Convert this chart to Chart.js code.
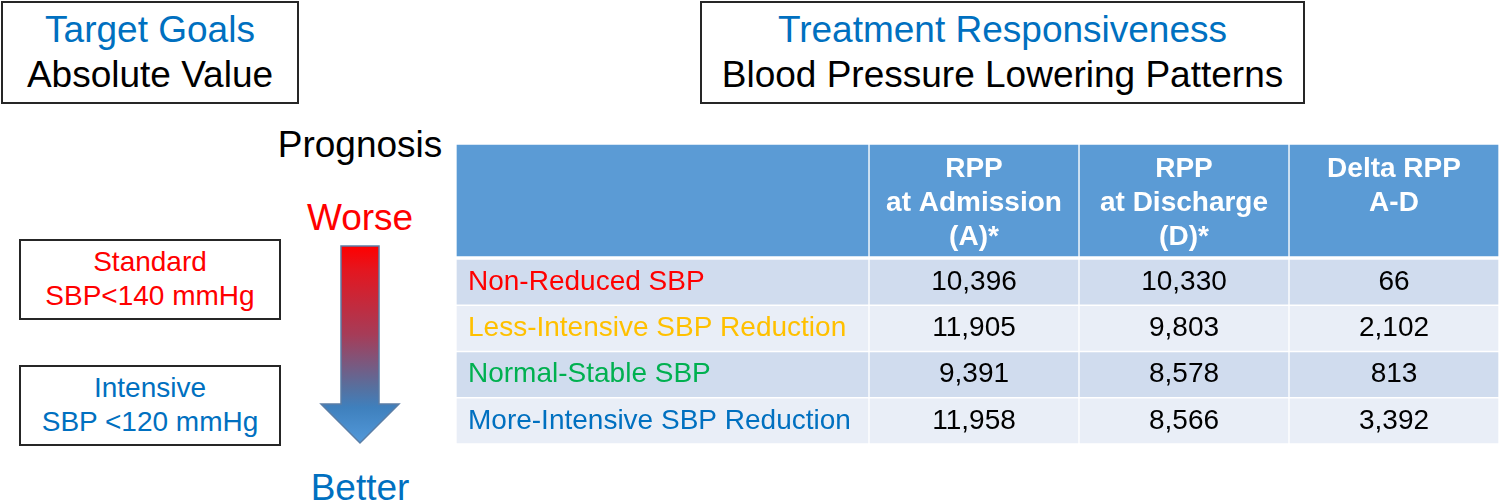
<!DOCTYPE html>
<html>
<head>
<meta charset="utf-8">
<script src="https://cdn.jsdelivr.net/npm/chart.js@4.4.1/dist/chart.umd.min.js"></script>
<style>
html, body { margin: 0; padding: 0; background: #fff; }
body { width: 1501px; height: 502px; position: relative; overflow: hidden; font-family: "Liberation Sans", Arial, sans-serif; }
.box { position: absolute; box-sizing: border-box; border: 2px solid #262626; }
.t { position: absolute; white-space: nowrap; text-align: center; }
.big { font-size: 37px; line-height: 44px; }
.small { font-size: 28px; line-height: 34px; }
.blue { color: #0070c0; }
.red { color: #ff0000; }
#head, #body { position: absolute; }
#head { left: 456px; top: 144px; }
#body { left: 456px; top: 259px; }
</style>
</head>
<body>

<div class="box" style="left:1px;top:1px;width:298px;height:103px;"></div>
<div class="t big blue" style="left:1px;width:298px;top:8px;">Target Goals</div>
<div class="t big" style="left:1px;width:298px;top:53px;">Absolute Value</div>

<div class="box" style="left:700px;top:1px;width:605px;height:103px;"></div>
<div class="t big blue" style="left:700px;width:605px;top:8px;">Treatment Responsiveness</div>
<div class="t big" style="left:700px;width:605px;top:53px;">Blood Pressure Lowering Patterns</div>

<div class="t big" style="left:260px;width:200px;top:123px;">Prognosis</div>
<div class="t big red" style="left:260px;width:200px;top:196px;">Worse</div>
<div class="t big blue" style="left:260px;width:200px;top:466px;">Better</div>

<svg style="position:absolute;left:0;top:0;" width="1501" height="502">
  <defs>
    <linearGradient id="grad" x1="0" y1="246" x2="0" y2="443" gradientUnits="userSpaceOnUse">
      <stop offset="0" stop-color="#ff0000"/>
      <stop offset="0.12" stop-color="#e4161f"/>
      <stop offset="0.45" stop-color="#a63c58"/>
      <stop offset="0.72" stop-color="#56709f"/>
      <stop offset="0.82" stop-color="#3f80bd"/>
      <stop offset="1" stop-color="#5299da"/>
    </linearGradient>
  </defs>
  <polygon points="341,246 379,246 379,404 399,404 360,443 321,404 341,404"
           fill="url(#grad)" stroke="#5b7ea6" stroke-width="1.5"/>
</svg>

<div class="box" style="left:19px;top:239px;width:262px;height:81px;"></div>
<div class="t small red" style="left:19px;width:262px;top:245px;">Standard</div>
<div class="t small red" style="left:19px;width:262px;top:279px;">SBP&lt;140 mmHg</div>

<div class="box" style="left:19px;top:365px;width:262px;height:81px;"></div>
<div class="t small blue" style="left:19px;width:262px;top:371px;">Intensive</div>
<div class="t small blue" style="left:19px;width:262px;top:405px;">SBP &lt;120 mmHg</div>

<canvas id="head" width="1043" height="113"></canvas>
<canvas id="body" width="1043" height="185"></canvas>

<script>
// table data
const rowLabels = ['Non-Reduced SBP', 'Less-Intensive SBP Reduction', 'Normal-Stable SBP', 'More-Intensive SBP Reduction'];
const rppAdmission = [10396, 11905, 9391, 11958];
const rppDischarge = [10330, 9803, 8578, 8566];
const deltaRpp = [66, 2102, 813, 3392];
const columnHeaders = [[], ['RPP', 'at Admission', '(A)*'], ['RPP', 'at Discharge', '(D)*'], ['Delta RPP', 'A-D']];

// layout / style
const colWidths = [413, 210, 210, 210];
const rowColors = ['#ff0000', '#ffc000', '#00b050', '#0070c0'];
const stripe = ['#d0dcee', '#e9eef7'];
const totalWidth = colWidths.reduce((a, b) => a + b, 0);
const fontFamily = '"Liberation Sans", Arial, sans-serif';

function cellText(c, r) {
    if (c === 0) return rowLabels[r];
    return [rppAdmission, rppDischarge, deltaRpp][c - 1][r].toLocaleString('en-US');
}

var commonOptions = {
    indexAxis: 'y',
    responsive: false,
    animation: false,
    layout: { padding: 0 },
    plugins: { legend: { display: false }, tooltip: { enabled: false } },
    scales: {
        x: { stacked: true, display: false, min: 0, max: totalWidth, grid: { display: false } },
        y: { stacked: true, display: false, grid: { display: false } }
    }
};

function cellDataset(w, count, colorFn) {
    return {
        data: new Array(count).fill(w),
        backgroundColor: colorFn,
        borderColor: '#ffffff',
        borderWidth: 1,
        borderSkipped: false,
        barPercentage: 1,
        categoryPercentage: 1
    };
}

const headerText = {
    id: 'headerText',
    afterDatasetsDraw(chart) {
        const ctx = chart.ctx;
        ctx.save();
        ctx.fillStyle = '#ffffff';
        ctx.font = 'bold 28px ' + fontFamily;
        ctx.textAlign = 'center';
        ctx.textBaseline = 'middle';
        chart.data.datasets.forEach((ds, c) => {
            const el = chart.getDatasetMeta(c).data[0];
            const p = el.getProps(['x', 'y', 'base', 'height'], true);
            const cx = (p.x + p.base) / 2;
            const top = p.y - p.height / 2;
            columnHeaders[c].forEach((line, i) => {
                ctx.fillText(line, cx, top + 25 + i * 34);
            });
        });
        ctx.restore();
    }
};

const bodyText = {
    id: 'bodyText',
    afterDatasetsDraw(chart) {
        const ctx = chart.ctx;
        ctx.save();
        ctx.font = '28px ' + fontFamily;
        ctx.textBaseline = 'middle';
        chart.data.datasets.forEach((ds, c) => {
            chart.getDatasetMeta(c).data.forEach((el, r) => {
                const p = el.getProps(['x', 'y', 'base'], true);
                if (c === 0) {
                    ctx.textAlign = 'left';
                    ctx.fillStyle = rowColors[r];
                    ctx.fillText(cellText(c, r), p.base + 12, p.y);
                } else {
                    ctx.textAlign = 'center';
                    ctx.fillStyle = '#000000';
                    ctx.fillText(cellText(c, r), (p.x + p.base) / 2, p.y);
                }
            });
        });
        ctx.restore();
    }
};

new Chart(document.getElementById('head'), {
    type: 'bar',
    data: {
        labels: ['header'],
        datasets: colWidths.map(w => cellDataset(w, 1, '#5b9bd5'))
    },
    options: commonOptions,
    plugins: [headerText]
});

new Chart(document.getElementById('body'), {
    type: 'bar',
    data: {
        labels: rowLabels,
        datasets: colWidths.map(w => cellDataset(w, rowLabels.length, ctx => stripe[ctx.dataIndex % 2]))
    },
    options: commonOptions,
    plugins: [bodyText]
});
</script>
</body>
</html>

:: AIM OF THE EXERCISE ::
Copy all the lines of data exactly as they appear, dropping any images.

:: EXERCISE ANSWER ::
Convert this chart to Chart.js code.
<!DOCTYPE html>
<html>
<head>
<meta charset="utf-8">
<script src="https://cdn.jsdelivr.net/npm/chart.js@4.4.1/dist/chart.umd.min.js"></script>
<style>
html, body { margin: 0; padding: 0; background: #fff; }
body { width: 1501px; height: 502px; position: relative; overflow: hidden; font-family: "Liberation Sans", Arial, sans-serif; }
.box { position: absolute; box-sizing: border-box; border: 2px solid #262626; }
.t { position: absolute; white-space: nowrap; text-align: center; }
.big { font-size: 37px; line-height: 44px; }
.small { font-size: 28px; line-height: 34px; }
.blue { color: #0070c0; }
.red { color: #ff0000; }
#head, #body { position: absolute; }
#head { left: 456px; top: 144px; }
#body { left: 456px; top: 259px; }
</style>
</head>
<body>

<div class="box" style="left:1px;top:1px;width:298px;height:103px;"></div>
<div class="t big blue" style="left:1px;width:298px;top:8px;">Target Goals</div>
<div class="t big" style="left:1px;width:298px;top:53px;">Absolute Value</div>

<div class="box" style="left:700px;top:1px;width:605px;height:103px;"></div>
<div class="t big blue" style="left:700px;width:605px;top:8px;">Treatment Responsiveness</div>
<div class="t big" style="left:700px;width:605px;top:53px;">Blood Pressure Lowering Patterns</div>

<div class="t big" style="left:260px;width:200px;top:123px;">Prognosis</div>
<div class="t big red" style="left:260px;width:200px;top:196px;">Worse</div>
<div class="t big blue" style="left:260px;width:200px;top:466px;">Better</div>

<svg style="position:absolute;left:0;top:0;" width="1501" height="502">
  <defs>
    <linearGradient id="grad" x1="0" y1="246" x2="0" y2="443" gradientUnits="userSpaceOnUse">
      <stop offset="0" stop-color="#ff0000"/>
      <stop offset="0.12" stop-color="#e4161f"/>
      <stop offset="0.45" stop-color="#a63c58"/>
      <stop offset="0.72" stop-color="#56709f"/>
      <stop offset="0.82" stop-color="#3f80bd"/>
      <stop offset="1" stop-color="#5299da"/>
    </linearGradient>
  </defs>
  <polygon points="341,246 379,246 379,404 399,404 360,443 321,404 341,404"
           fill="url(#grad)" stroke="#5b7ea6" stroke-width="1.5"/>
</svg>

<div class="box" style="left:19px;top:239px;width:262px;height:81px;"></div>
<div class="t small red" style="left:19px;width:262px;top:245px;">Standard</div>
<div class="t small red" style="left:19px;width:262px;top:279px;">SBP&lt;140 mmHg</div>

<div class="box" style="left:19px;top:365px;width:262px;height:81px;"></div>
<div class="t small blue" style="left:19px;width:262px;top:371px;">Intensive</div>
<div class="t small blue" style="left:19px;width:262px;top:405px;">SBP &lt;120 mmHg</div>

<canvas id="head" width="1043" height="113"></canvas>
<canvas id="body" width="1043" height="185"></canvas>

<script>
// table data
const rowLabels = ['Non-Reduced SBP', 'Less-Intensive SBP Reduction', 'Normal-Stable SBP', 'More-Intensive SBP Reduction'];
const rppAdmission = [10396, 11905, 9391, 11958];
const rppDischarge = [10330, 9803, 8578, 8566];
const deltaRpp = [66, 2102, 813, 3392];
const columnHeaders = [[], ['RPP', 'at Admission', '(A)*'], ['RPP', 'at Discharge', '(D)*'], ['Delta RPP', 'A-D']];

// layout / style
const colWidths = [413, 210, 210, 210];
const rowColors = ['#ff0000', '#ffc000', '#00b050', '#0070c0'];
const stripe = ['#d0dcee', '#e9eef7'];
const totalWidth = colWidths.reduce((a, b) => a + b, 0);
const fontFamily = '"Liberation Sans", Arial, sans-serif';

function cellText(c, r) {
    if (c === 0) return rowLabels[r];
    return [rppAdmission, rppDischarge, deltaRpp][c - 1][r].toLocaleString('en-US');
}

var commonOptions = {
    indexAxis: 'y',
    responsive: false,
    animation: false,
    layout: { padding: 0 },
    plugins: { legend: { display: false }, tooltip: { enabled: false } },
    scales: {
        x: { stacked: true, display: false, min: 0, max: totalWidth, grid: { display: false } },
        y: { stacked: true, display: false, grid: { display: false } }
    }
};

function cellDataset(w, count, colorFn) {
    return {
        data: new Array(count).fill(w),
        backgroundColor: colorFn,
        borderColor: '#ffffff',
        borderWidth: 1,
        borderSkipped: false,
        barPercentage: 1,
        categoryPercentage: 1
    };
}

const headerText = {
    id: 'headerText',
    afterDatasetsDraw(chart) {
        const ctx = chart.ctx;
        ctx.save();
        ctx.fillStyle = '#ffffff';
        ctx.font = 'bold 28px ' + fontFamily;
        ctx.textAlign = 'center';
        ctx.textBaseline = 'middle';
        chart.data.datasets.forEach((ds, c) => {
            const el = chart.getDatasetMeta(c).data[0];
            const p = el.getProps(['x', 'y', 'base', 'height'], true);
            const cx = (p.x + p.base) / 2;
            const top = p.y - p.height / 2;
            columnHeaders[c].forEach((line, i) => {
                ctx.fillText(line, cx, top + 25 + i * 34);
            });
        });
        ctx.restore();
    }
};

const bodyText = {
    id: 'bodyText',
    afterDatasetsDraw(chart) {
        const ctx = chart.ctx;
        ctx.save();
        ctx.font = '28px ' + fontFamily;
        ctx.textBaseline = 'middle';
        chart.data.datasets.forEach((ds, c) => {
            chart.getDatasetMeta(c).data.forEach((el, r) => {
                const p = el.getProps(['x', 'y', 'base'], true);
                if (c === 0) {
                    ctx.textAlign = 'left';
                    ctx.fillStyle = rowColors[r];
                    ctx.fillText(cellText(c, r), p.base + 12, p.y);
                } else {
                    ctx.textAlign = 'center';
                    ctx.fillStyle = '#000000';
                    ctx.fillText(cellText(c, r), (p.x + p.base) / 2, p.y);
                }
            });
        });
        ctx.restore();
    }
};

new Chart(document.getElementById('head'), {
    type: 'bar',
    data: {
        labels: ['header'],
        datasets: colWidths.map(w => cellDataset(w, 1, '#5b9bd5'))
    },
    options: commonOptions,
    plugins: [headerText]
});

new Chart(document.getElementById('body'), {
    type: 'bar',
    data: {
        labels: rowLabels,
        datasets: colWidths.map(w => cellDataset(w, rowLabels.length, ctx => stripe[ctx.dataIndex % 2]))
    },
    options: commonOptions,
    plugins: [bodyText]
});
</script>
</body>
</html>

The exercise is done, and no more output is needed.